SOURCE RECORDS.
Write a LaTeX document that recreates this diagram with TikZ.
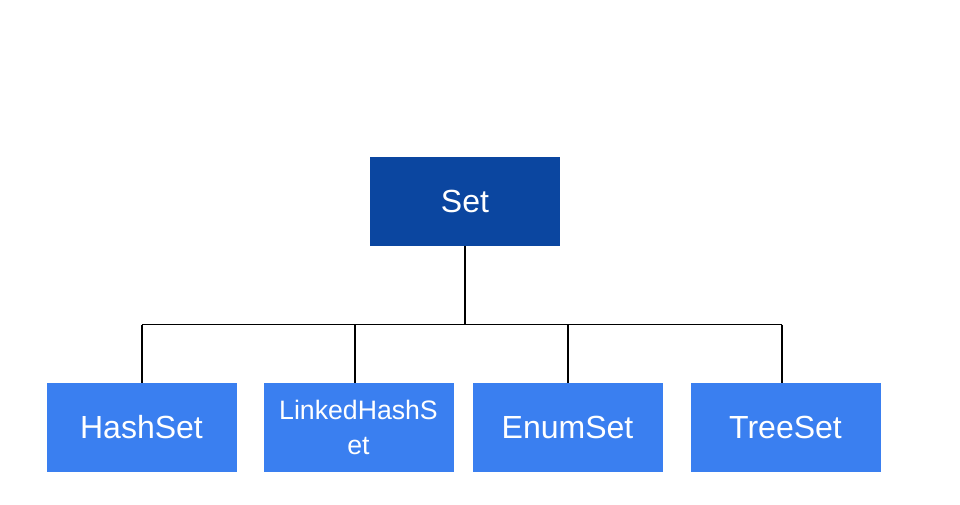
\documentclass[tikz,border=0pt]{standalone}
\usepackage{fontspec}
\setmainfont{Liberation Sans}
\usetikzlibrary{positioning}
\definecolor{rootblue}{HTML}{0B46A0}
\definecolor{leafblue}{HTML}{3A7FF0}
\tikzset{
  setnode/.style={rectangle, minimum width=142.5pt, minimum height=67pt,
    align=center, text=white, font=\fontsize{24}{26}\selectfont, inner sep=0pt},
  rootnode/.style={setnode, fill=rootblue},
  leafnode/.style={setnode, fill=leafblue},
  link/.style={line width=0.8pt, black}
}
\begin{document}
\begin{tikzpicture}[x=0.75pt, y=-0.75pt]
    \useasboundingbox (0,0) rectangle (960,504);

    % Root
    \node[rootnode] (set) at (465,201.5) {Set};

    % Implementations
    \node[leafnode] (hash) at (141.5,427.5) {HashSet};
    \node[leafnode, font=\fontsize{20}{26}\selectfont] (linked) at (358.5,427.5) {LinkedHashS\\et};
    \node[leafnode] (enum) at (567.5,427.5) {EnumSet};
    \node[leafnode] (tree) at (785.5,427.5) {TreeSet};

    \coordinate (bus) at (465,324.5);
    \coordinate (busl) at (142,324.5);
    \coordinate (busr) at (782,324.5);

    \draw[link] (set.south) -- (bus);
    \draw[link] (busl) -- (busr);
    \foreach \n/\x in {hash/142, linked/355, enum/568, tree/782}
      \draw[link] (\x,324.5) -- (\x,383);
\end{tikzpicture}
\end{document}
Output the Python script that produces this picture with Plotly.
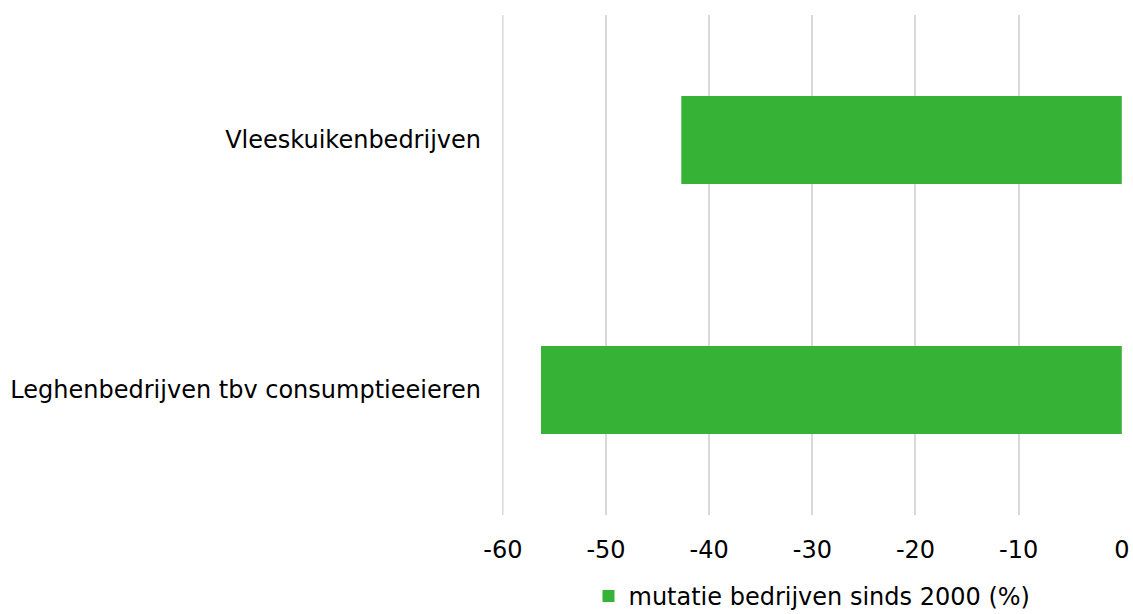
import plotly.graph_objects as go

categories = ["Leghenbedrijven tbv consumptieeieren", "Vleeskuikenbedrijven"]
values = [-56.3, -42.7]
series_name = "mutatie bedrijven sinds 2000 (%)"
x_ticks = [-60, -50, -40, -30, -20, -10, 0]

fig = go.Figure()
fig.add_trace(go.Bar(
    y=categories, x=values, orientation="h", name=series_name,
    marker=dict(color="#36b236", line=dict(width=0)),
    showlegend=True,
))

# gridline at the left edge of the range (plotly omits edge gridlines)
fig.add_shape(type="line", xref="x", yref="paper", x0=x_ticks[0], x1=x_ticks[0],
              y0=0, y1=1, line=dict(color="#d9d9d9", width=1.5), layer="below")

font_family = "DejaVu Sans, Verdana, sans-serif"
fig.update_layout(
    width=1133, height=614,
    margin=dict(l=502, r=11, t=15, b=99, autoexpand=False),
    paper_bgcolor="white", plot_bgcolor="white",
    font=dict(family=font_family, size=24, color="#000000"),
    bargap=0.648,
    showlegend=True,
    legend=dict(orientation="h", x=0.5, xanchor="center", y=-0.118, yanchor="top",
                font=dict(size=24), itemsizing="constant", traceorder="normal",
                itemwidth=30),
    xaxis=dict(range=[-60.08, 0.02], tickvals=x_ticks, ticktext=[str(t) for t in x_ticks],
               showgrid=True, gridcolor="#d9d9d9", gridwidth=1.5, automargin=False,
               zeroline=False, showline=False, ticks="", ticklabelstandoff=18),
    yaxis=dict(categoryorder="array", categoryarray=categories, automargin=False,
               showgrid=False, zeroline=False, showline=False, ticks="",
               ticklabelstandoff=20),
)

fig.write_html("out.html")
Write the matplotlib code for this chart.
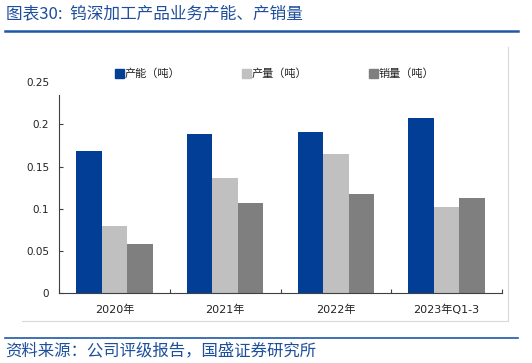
import matplotlib
matplotlib.use("Agg")
import matplotlib.pyplot as plt
from matplotlib.lines import Line2D
from matplotlib.patches import Rectangle
import numpy as np

categories = ["2020年", "2021年", "2022年", "2023年Q1-3"]
series_names = ["产能（吨）", "产量（吨）", "销量（吨）"]
capacity = [0.168, 0.1885, 0.191, 0.207]
output = [0.080, 0.136, 0.165, 0.1025]
sales = [0.058, 0.1065, 0.118, 0.1125]
yticks = [0, 0.05, 0.1, 0.15, 0.2, 0.25]
ytick_labels = ["0", "0.05", "0.1", "0.15", "0.2", "0.25"]

title = "图表30:  钨深加工产品业务产能、产销量"
source = "资料来源：公司评级报告，国盛证券研究所"

colors = ["#033e96", "#c0c0c0", "#7f7f7f"]
blue_text = "#1d4f9c"
CJK = ["Noto Sans CJK SC", "DejaVu Sans"]
MIX = ["DejaVu Sans", "Noto Sans CJK SC"]

W, H = 532, 363
fig = plt.figure(figsize=(W / 100, H / 100), dpi=100)

def fx(px):
    return px / W

def fy(py):
    return 1 - py / H

# header / footer
fig.text(fx(6), fy(14), title, family=CJK, fontsize=12, color=blue_text,
         ha="left", va="center")
fig.add_artist(Line2D([fx(5), fx(518)], [fy(31), fy(31)], color="#1f58a8", lw=1.8))
fig.add_artist(Line2D([fx(5), fx(518)], [fy(337.5), fy(337.5)], color="#1f58a8", lw=1.2))
fig.text(fx(5), fy(351), source, family=CJK, fontsize=11.8, color=blue_text,
         ha="left", va="center")

# chart frame (light grey)
fig.add_artist(Line2D([fx(22), fx(507.5)], [fy(320.5), fy(320.5)], color="#d9d9d9", lw=0.8))
fig.add_artist(Line2D([fx(507.5), fx(507.5)], [fy(47), fy(320.5)], color="#d9d9d9", lw=0.8))

# axes
left, right, bottom, top = 59, 502, 293.3, 82
ax = fig.add_axes([fx(left), fy(bottom), fx(right - left), (bottom - top) / H])
ax.set_ylim(0, 0.25)
ax.set_xlim(-0.5, len(categories) - 0.5)

x = np.arange(len(categories))
bw = 0.23
for i, (vals, c) in enumerate(zip([capacity, output, sales], colors)):
    ax.bar(x + (i - 1) * bw, vals, width=bw, color=c, edgecolor="none", zorder=2)

for s in ["top", "right"]:
    ax.spines[s].set_visible(False)
ax.spines["left"].set_bounds(0, 0.2345)
ax.spines["left"].set_color("#404040")
ax.spines["bottom"].set_color("#404040")
ax.spines["left"].set_linewidth(0.8)
ax.spines["bottom"].set_linewidth(0.8)

ax.set_yticks(yticks)
ax.set_yticklabels(ytick_labels)
ax.tick_params(axis="y", direction="in", length=3, width=0.8, color="#404040",
               labelsize=7.5, pad=7, labelcolor="#222222")
for lab in ax.get_yticklabels():
    lab.set_family("DejaVu Sans")
ax.yaxis.get_major_ticks()[-1].tick1line.set_visible(False)

ax.set_xticks(np.arange(len(categories) + 1) - 0.5)
ax.set_xticklabels([])
ax.tick_params(axis="x", which="major", direction="in", length=3, width=0.8, color="#404040")
ax.set_xticks(x, minor=True)
ax.set_xticklabels(categories, minor=True)
ax.tick_params(axis="x", which="minor", length=0, pad=8, labelsize=8, labelcolor="#222222")
for lab in ax.get_xticklabels(minor=True):
    lab.set_family(MIX)

# legend (manual placement to match)
leg_x = [115, 242, 369]
for name, c, lx in zip(series_names, colors, leg_x):
    fig.add_artist(Rectangle((fx(lx), fy(78)), fx(9), 9 / H, color=c,
                             transform=fig.transFigure))
    fig.text(fx(lx + 10), fy(73.5), name, family=CJK, fontsize=8,
             color="#222222", ha="left", va="center")

fig.savefig("out.png", dpi=100)
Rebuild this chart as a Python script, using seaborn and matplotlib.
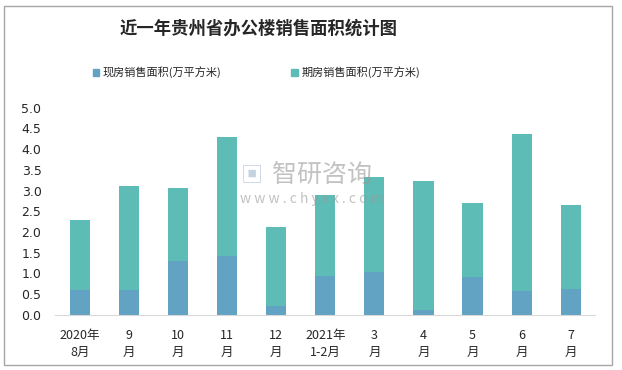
import pandas as pd
import matplotlib.pyplot as plt
import seaborn as sns
from matplotlib.patches import Patch, Rectangle

# 数据
months = ["2020年\n8月", "9\n月", "10\n月", "11\n月", "12\n月", "2021年\n1-2月",
          "3\n月", "4\n月", "5\n月", "6\n月", "7\n月"]
xianfang = [0.60, 0.60, 1.31, 1.42, 0.22, 0.94, 1.04, 0.12, 0.92, 0.58, 0.63]
qifang = [1.69, 2.52, 1.76, 2.88, 1.91, 1.96, 2.29, 3.12, 1.79, 3.79, 2.03]

c_xian = "#62A3C3"
c_qi = "#5DBCB5"

sns.set_style("white")
plt.rcParams["font.family"] = ["Noto Sans CJK SC", "DejaVu Sans"]

df = pd.DataFrame({"月份": months, "现房": xianfang, "期房": qifang})
df["合计"] = df["现房"] + df["期房"]

fig = plt.figure(figsize=(6.22, 3.70), dpi=100)
ax = fig.add_axes([0.089, 0.149, 0.868, 0.56])

sns.barplot(data=df, x="月份", y="合计", color=c_qi, width=0.41, saturation=1,
            linewidth=0, ax=ax)
sns.barplot(data=df, x="月份", y="现房", color=c_xian, width=0.41, saturation=1,
            linewidth=0, ax=ax)

ax.set_ylim(0, 5)
ax.set_yticks([i * 0.5 for i in range(11)])
ax.set_yticklabels([f"{i * 0.5:.1f}" for i in range(11)], fontsize=9, family="DejaVu Sans")
ax.set_xlabel("")
ax.set_ylabel("")
ax.tick_params(axis="x", length=0, labelsize=9, pad=10)
ax.tick_params(axis="y", length=0, pad=10)
for lab in ax.get_xticklabels():
    lab.set_linespacing(1.45)
for s in ["top", "right", "left"]:
    ax.spines[s].set_visible(False)
ax.spines["bottom"].set_color("#D9D9D9")

# 标题与图例
fig.text(0.415, 0.924, "近一年贵州省办公楼销售面积统计图", ha="center", va="center",
         fontsize=12.5, fontweight="bold")
handles = [Patch(color=c_xian, label="现房销售面积(万平方米)"),
           Patch(color=c_qi, label="期房销售面积(万平方米)")]
fig.legend(handles=handles, loc="center", bbox_to_anchor=(0.412, 0.805), ncol=2,
           frameon=False, fontsize=8, handlelength=0.6, handleheight=0.6,
           handletextpad=0.3, columnspacing=6.3)

# 水印
fig.text(0.437, 0.527, "智研咨询", fontsize=18, color="#9A9A9A", alpha=0.6,
         ha="left", va="center")
fig.text(0.387, 0.527, "▣", fontsize=16, color="#9FB4D0", alpha=0.6, ha="left", va="center")
fig.text(0.386, 0.462, "w w w . c h y x x . c o m", fontsize=10, color="#9A9A9A",
         alpha=0.6, ha="left", va="center")

# 外框
fig.patches.append(Rectangle((0.006, 0.014), 0.978, 0.97, transform=fig.transFigure,
                             fill=False, edgecolor="#A6A6A6", linewidth=1))

fig.savefig("out.png", dpi=100)
plt.close()
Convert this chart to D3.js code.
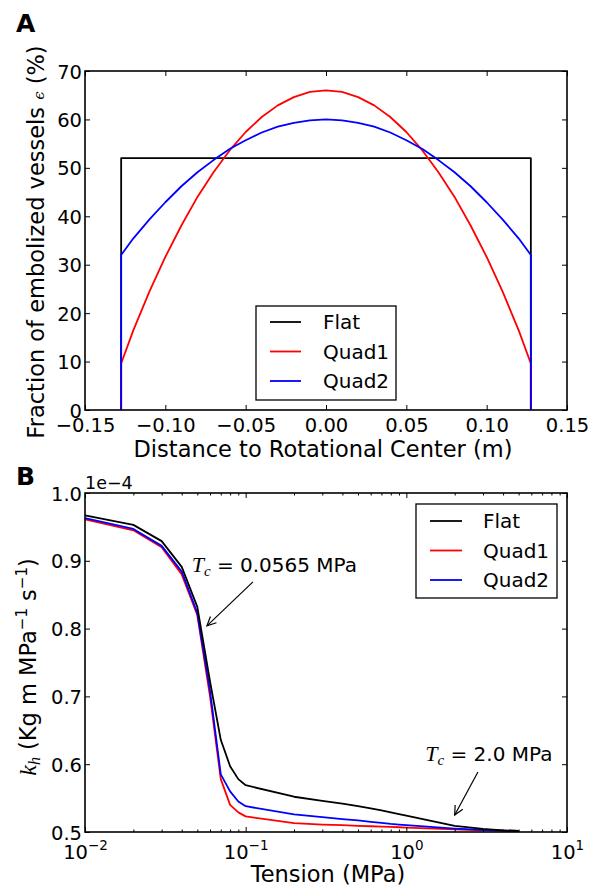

TASK GOAL. Please quote only the span of lines whose first line contains "Rebuild this chart" and whose last line contains "1.79, 3.79, 2.03]", leaving every picture out.

WORKED ANSWER.
Rebuild this chart as a Python script, using seaborn and matplotlib.
import pandas as pd
import matplotlib.pyplot as plt
import seaborn as sns
from matplotlib.patches import Patch, Rectangle

# 数据
months = ["2020年\n8月", "9\n月", "10\n月", "11\n月", "12\n月", "2021年\n1-2月",
          "3\n月", "4\n月", "5\n月", "6\n月", "7\n月"]
xianfang = [0.60, 0.60, 1.31, 1.42, 0.22, 0.94, 1.04, 0.12, 0.92, 0.58, 0.63]
qifang = [1.69, 2.52, 1.76, 2.88, 1.91, 1.96, 2.29, 3.12, 1.79, 3.79, 2.03]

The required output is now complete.